Li pela primeira vez o poema “Uma arte”, de Elizabeth Bishop, em meados dos anos 1990, com tradução do poeta Horácio Costa, e fiquei fortemente impactado. O primeiro verso (“A arte de perder não tarda aprender”) ficou soando na minha memória como um desafio para o que o poema propõe, um exercício estóico de aceitação diante da ausência inevitável de alguém que se foi.
Ao que consta, o poema foi escrito por Bishop depois de ter perdido de forma trágica a ex-companheira Lotta de Macedo Soares, em 1967, em Nova York, onde tinha ido visitá-la. Já não era possível voltar aos dias de felicidade que tinham vivido no Rio de Janeiro e em Petrópolis.

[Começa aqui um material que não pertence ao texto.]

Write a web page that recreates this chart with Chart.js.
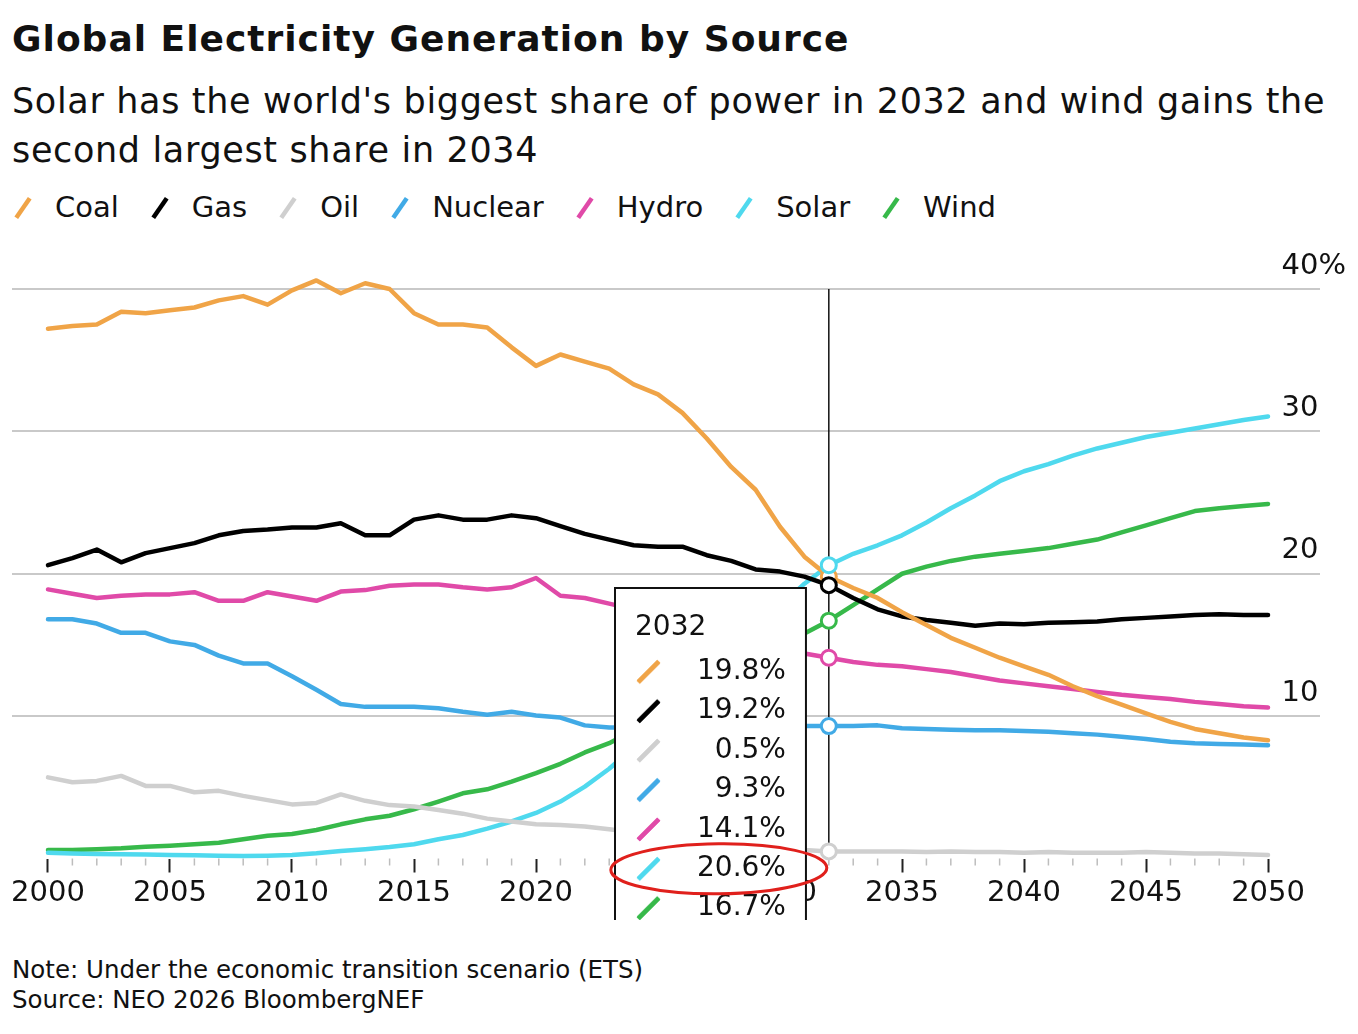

Pouco tempo depois usei um trecho do poema na epígrafe do meu primeiro livro de poemas, “Águas desnecessárias” (1997), publicado a partir do mote do luto materno.
“Perdi duas cidades, eram deliciosas. E,
pior, alguns reinos que tive, dois rios, um
continente. Sinto sua falta, nenhum desastre.”
À maneira de uma canção, o poema virou um marco desse período de desorientação, negação e posterior aceitação.
Poucos anos depois, ganhou popularidade uma outra tradução do poema, desta vez de Paulo Henriques Britto, que de algum modo traz novos elementos para o tom original de Bishop. Traduzir/ trair ocupam o mesmo território, já nos disse Haroldo de Campos.
Como não reler o poema hoje e não pensar no tempo de fragilidade que sucede a perda de alguém, ainda mais quando outra pessoa querida se vai? Como não pensar que, durante o luto, adentramos essa estranha contabilidade de datas, lugares, lembranças, um inventário de coisas e sentimentos, como se fosse possível enumerar as dores e tentar deter os traços da passagem de alguém pela Terra?
Chega um tempo em que olhamos ao redor e já não vemos mais tantos parentes e amigos. Isso não tem necessariamente a ver com a idade, mas também com ela. Alguns sumiram de vista e reaparecem em postagens fúnebres nas redes sociais. O que poderia ter sido diferente no contato com alguém que você subitamente sabe desaparecido para sempre é uma pergunta inútil da qual não se escapa nesse momento. E lidar com isso é mesmo uma arte incontornável.